Theological Journal - May 16: Three Songs with the Worst Lyrics *Theologicall Considered)


Theological Journal – May 16
It’s 4:15 a.m. and I can’t sleep. I heard a song on my phone that made me think I ought to draw up a list of the most theologically rancid and vacuous lyrics with popular tunes and well-sung by noted artists. Everyone will have their own list. I have not included rap music because I don’t listen to it though I understand there are plenty of objectionable lyrics in the, Nor have I included country music because I don’t listen to it and have my doubts if it is really music. Nor have I included Christian music for similar reasons (not to be confused with music by Christians). My list comes from the pop rock music of the 1980’s. That’s the last time I listened to music seriously. So here we go!

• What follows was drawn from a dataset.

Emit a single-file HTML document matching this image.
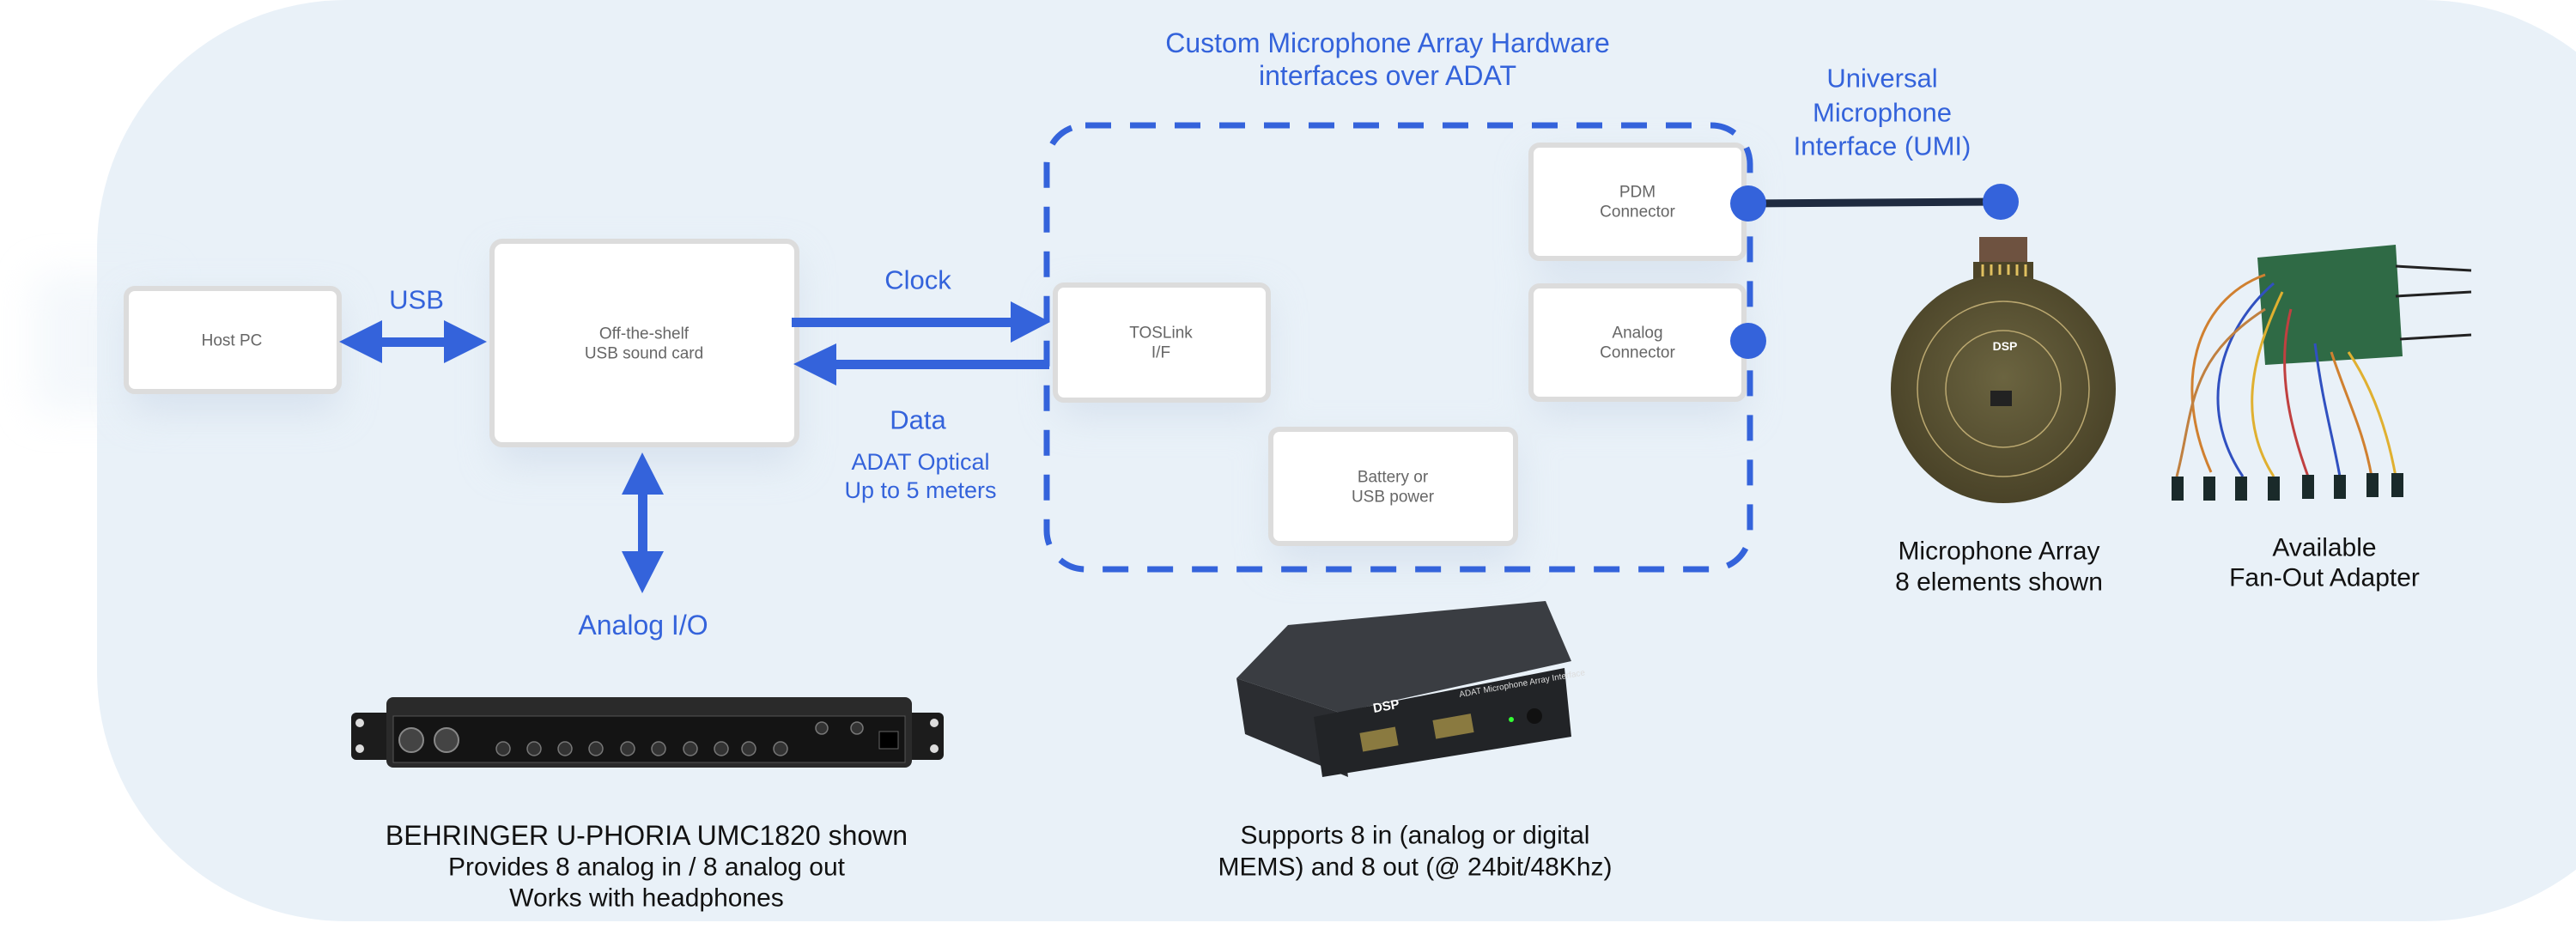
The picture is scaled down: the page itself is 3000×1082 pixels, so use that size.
<!DOCTYPE html>
<html><head><meta charset="utf-8"><style>
html,body{margin:0;padding:0;background:#fff;}
svg{display:block;}
text{font-family:"Liberation Sans",Arial,sans-serif;}
</style></head><body>
<svg width="3000" height="1082" viewBox="0 0 3000 1082" xmlns="http://www.w3.org/2000/svg">
<defs>
<filter id="sh" x="-30%" y="-30%" width="160%" height="160%"><feGaussianBlur stdDeviation="22"/></filter>
<radialGradient id="pcb" cx="50%" cy="45%" r="55%"><stop offset="0" stop-color="#6b6440"/><stop offset="1" stop-color="#4a4328"/></radialGradient>
</defs>
<rect x="113" y="0" width="3000" height="1073" rx="290" ry="290" fill="#e9f1f8"/>
<rect x="40" y="320" width="150" height="160" fill="#e9f1f8" opacity="0.5" filter="url(#sh)"/>

<g fill="#c9d6e6" opacity="0.55" filter="url(#sh)">
<rect x="150" y="350" width="245" height="130" rx="10"/>
<rect x="578" y="300" width="350" height="240" rx="10"/>
<rect x="1232" y="345" width="245" height="140" rx="10"/>
<rect x="1786" y="185" width="245" height="135" rx="10"/>
<rect x="1786" y="345" width="245" height="140" rx="10"/>
<rect x="1483" y="515" width="285" height="140" rx="10"/>
</g>

<g fill="#fff" stroke="#dcdcdc" stroke-width="6">
<rect x="147" y="336" width="248" height="120" rx="10"/>
<rect x="573" y="281" width="355" height="237" rx="12"/>
<rect x="1229" y="332" width="248" height="134" rx="10"/>
<rect x="1783" y="169" width="248" height="132" rx="10"/>
<rect x="1783" y="333" width="248" height="132" rx="10"/>
<rect x="1480" y="500" width="285" height="133" rx="10"/>
</g>
<g fill="#666" font-size="19" text-anchor="middle" dominant-baseline="central">
<text x="270" y="397">Host PC</text>
<text x="750" y="389">Off-the-shelf</text><text x="750" y="412">USB sound card</text>
<text x="1352" y="388">TOSLink</text><text x="1352" y="411">I/F</text>
<text x="1907" y="224">PDM</text><text x="1907" y="247">Connector</text>
<text x="1907" y="388">Analog</text><text x="1907" y="411">Connector</text>
<text x="1622" y="556">Battery or</text><text x="1622" y="579">USB power</text>
</g>

<rect x="1219" y="146" width="819" height="517" rx="45" fill="none" stroke="#3463db" stroke-width="7" stroke-dasharray="30 22"/>

<g fill="#3463db">
<rect x="438" y="393" width="86" height="11"/>
<polygon points="395,398 445,373 445,423"/>
<polygon points="567,398 517,373 517,423"/>
<rect x="922" y="370" width="260" height="11"/>
<polygon points="1223,375 1177,351 1177,399"/>
<rect x="968" y="419" width="254" height="11"/>
<polygon points="924,424 974,400 974,449"/>
<rect x="743" y="565" width="11" height="90"/>
<polygon points="748,527 724,576 773,576"/>
<polygon points="748,691 724,642 773,642"/>
<line x1="2036" y1="237" x2="2330" y2="235" stroke="#1f2b40" stroke-width="9"/>
<circle cx="2036" cy="237" r="21"/>
<circle cx="2036" cy="397" r="21"/>
<circle cx="2330" cy="235" r="21"/>
</g>

<g fill="#3463db" text-anchor="middle" dominant-baseline="central">
<text x="485" y="349" font-size="31">USB</text>
<text x="1069" y="326" font-size="31">Clock</text>
<text x="1069" y="489" font-size="31">Data</text>
<text x="1072" y="538" font-size="27">ADAT Optical</text>
<text x="1072" y="571" font-size="27">Up to 5 meters</text>
<text x="749" y="728" font-size="32">Analog I/O</text>
<text x="1616" y="50" font-size="32">Custom Microphone Array Hardware</text>
<text x="1616" y="88" font-size="32">interfaces over ADAT</text>
<text x="2192" y="91" font-size="31">Universal</text>
<text x="2192" y="131" font-size="31">Microphone</text>
<text x="2192" y="170" font-size="31">Interface (UMI)</text>
</g>

<g fill="#111" text-anchor="middle" dominant-baseline="central" font-size="30">
<text x="753" y="973" font-size="32">BEHRINGER U-PHORIA UMC1820 shown</text>
<text x="753" y="1010">Provides 8 analog in / 8 analog out</text>
<text x="753" y="1046">Works with headphones</text>
<text x="1648" y="973">Supports 8 in (analog or digital</text>
<text x="1648" y="1010">MEMS) and 8 out (@ 24bit/48Khz)</text>
<text x="2328" y="642">Microphone Array</text>
<text x="2328" y="678">8 elements shown</text>
<text x="2707" y="638">Available</text>
<text x="2707" y="673">Fan-Out Adapter</text>
</g>

<g>
<rect x="409" y="830" width="690" height="55" rx="6" fill="#1c1c1c"/>
<rect x="450" y="812" width="612" height="82" rx="8" fill="#2a2a2a"/>
<rect x="458" y="834" width="596" height="54" fill="#141414" stroke="#555" stroke-width="1"/>
<circle cx="419" cy="842" r="5" fill="#ddd"/><circle cx="419" cy="872" r="5" fill="#ddd"/>
<circle cx="1088" cy="842" r="5" fill="#ddd"/><circle cx="1088" cy="872" r="5" fill="#ddd"/>
<circle cx="479" cy="862" r="14" fill="#444" stroke="#888" stroke-width="2"/>
<circle cx="520" cy="862" r="14" fill="#444" stroke="#888" stroke-width="2"/>
<g fill="#333" stroke="#777" stroke-width="1.5">
<circle cx="586" cy="872" r="8"/><circle cx="622" cy="872" r="8"/><circle cx="658" cy="872" r="8"/><circle cx="694" cy="872" r="8"/>
<circle cx="731" cy="872" r="8"/><circle cx="767" cy="872" r="8"/><circle cx="804" cy="872" r="8"/><circle cx="840" cy="872" r="8"/>
<circle cx="872" cy="872" r="8"/><circle cx="909" cy="872" r="8"/><circle cx="957" cy="848" r="7"/><circle cx="998" cy="848" r="7"/>
</g>
<rect x="1024" y="852" width="22" height="20" fill="#000" stroke="#666"/>
</g>

<g>
<polygon points="1440,790 1500,728 1800,700 1830,770 1560,830" fill="#3a3d42"/>
<polygon points="1440,790 1560,830 1570,905 1450,855" fill="#2b2d31"/>
<polygon points="1530,835 1822,778 1830,858 1540,905" fill="#222427"/>
<text x="1600" y="830" fill="#fff" font-size="15" font-weight="bold" transform="rotate(-10 1600 830)">DSP</text>
<text x="1700" y="812" fill="#ddd" font-size="10" transform="rotate(-10 1700 812)">ADAT Microphone Array Interface</text>
<rect x="1585" y="850" width="42" height="22" fill="#8a7a40" transform="rotate(-10 1606 861)"/>
<rect x="1670" y="835" width="45" height="22" fill="#8a7a40" transform="rotate(-10 1692 846)"/>
<circle cx="1760" cy="838" r="3" fill="#3f3"/>
<circle cx="1787" cy="834" r="9" fill="#111"/>
</g>

<g>
<rect x="2305" y="276" width="56" height="35" fill="#6e5240"/>
<rect x="2298" y="305" width="70" height="25" fill="#4c4428"/>
<g stroke="#e0c060" stroke-width="3"><line x1="2309" y1="308" x2="2309" y2="322"/><line x1="2319" y1="308" x2="2319" y2="322"/><line x1="2329" y1="308" x2="2329" y2="322"/><line x1="2339" y1="308" x2="2339" y2="322"/><line x1="2349" y1="308" x2="2349" y2="322"/><line x1="2359" y1="308" x2="2359" y2="322"/></g>
<ellipse cx="2333" cy="453" rx="131" ry="133" fill="url(#pcb)"/>
<ellipse cx="2333" cy="453" rx="100" ry="102" fill="none" stroke="#bba870" stroke-width="1.5"/>
<ellipse cx="2333" cy="453" rx="67" ry="68" fill="none" stroke="#bba870" stroke-width="1.5"/>
<rect x="2318" y="455" width="25" height="18" fill="#222"/>
<text x="2335" y="408" fill="#fff" font-size="14" font-weight="bold" text-anchor="middle">DSP</text>
</g>

<g>
<polygon points="2629,300 2790,285 2798,415 2638,425" fill="#2f6a45"/>
<g fill="none" stroke-width="3">
<path d="M2638,320 C2555,350 2530,450 2575,550" stroke="#d08030"/>
<path d="M2648,330 C2590,380 2555,470 2612,555" stroke="#3050c0"/>
<path d="M2658,340 C2630,400 2600,480 2648,555" stroke="#e0b030"/>
<path d="M2668,360 C2650,430 2668,500 2688,555" stroke="#c04040"/>
<path d="M2696,400 C2705,470 2715,500 2725,555" stroke="#3050c0"/>
<path d="M2715,410 C2735,470 2752,500 2762,555" stroke="#d08030"/>
<path d="M2735,410 C2762,450 2780,500 2790,555" stroke="#e0b030"/>
<path d="M2638,360 C2545,420 2555,480 2535,555" stroke="#c08040"/>
<path d="M2790,310 L2878,315 M2790,345 L2878,340 M2795,395 L2878,390" stroke="#222"/>
</g>
<g fill="#1a2a2a">
<rect x="2529" y="555" width="14" height="28"/><rect x="2566" y="555" width="14" height="28"/><rect x="2603" y="555" width="14" height="28"/>
<rect x="2641" y="555" width="14" height="28"/><rect x="2681" y="553" width="14" height="28"/><rect x="2718" y="553" width="14" height="28"/>
<rect x="2756" y="551" width="14" height="28"/><rect x="2785" y="551" width="14" height="28"/>
</g>
</g>
</svg>
</body></html>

1.       “The Greatest Love of All” by Whitney Houston.

 

Featuring Whitney’s characteristic and classic intensity and range that few other singers can even imagine matching, the insipid lyrics are as bad as Whitney’s voice is good. Self-love is the greatest love of all, it’s easy to achieve, and of we can just teach our children this and turn them loose to lead the world, everything will be perfect, bigly perfect! Poppycock! as my friend Walk Jones might say. That’s about as far from the real greatest love as the east is from the west (to use the psalmist’s phrase. This sentimental claptrap should be avoided at all costs.

 

2.       “From a Distance” by Bette Midler.

Here was have a classic American theological instinct – keep God “at a distance” where everything seems peaceful and in order. But at all costs, keep God from coming near into the muck and mire and stench of real life. He can’t take it (we think) nor do we want him to. Safely tucked away in heaven, we insulate ourselves from his real love and holiness which means we have to change. The Divine Miss M sings this well, but there is little truly divine here!

3.       “All You Need is Love” by the Beatles

Much as I like the Fab Four the lyrics of this one is sentimentalism run amuck. We tried this gambit in 1960’s and 1970’s with Situational Ethics (Joseph Fletcher). Love would direct us to the right course of action in any particular situation. Of course, love as a free-standing, abstract quality quickly proved itself not up to the task. Questions immediately arise: what kind of love are you promoting, what vision of the good funds that view of love, who are its exemplars who mentor us and what community nurtures this kind of love in us? A vision of the good, a community of mentors and support are necessary to fill out the sense of love we want to promote. “Love” not nested in such a matrix is useless and probably meaningless. We need a but more than love, friends.

Two songs just missed making the cut. “We are the World” is the first. While emotionally compelling and creatively arranged and produced, its lyrics belie the truth that the problem is precisely that “we are the world.” The Babelian proposal that the world come together and solve its problems and especially save the children is Babel-speak writ large and forgets the unanimous testimony of history that it is a pipe-dream those in power use to keep the poor and powerless down.

The other song is John Lennon’s “Imagine.” It didn’t make the list because sometimes I can bring myself to take Lennon’s “imagine” in an eschatological sense as the world we hope for but will realize only kn the next world but nevertheless spurs such to action in this world to make a little more like the one we hope for. I doubt that’s how Lennon meant it and as a proposal for living in this world it is merely wishful thinking.     

Well, no doubt I’ve offended most readers by now. That’s ok. Give me your lists as an alternative. Let the fun begin!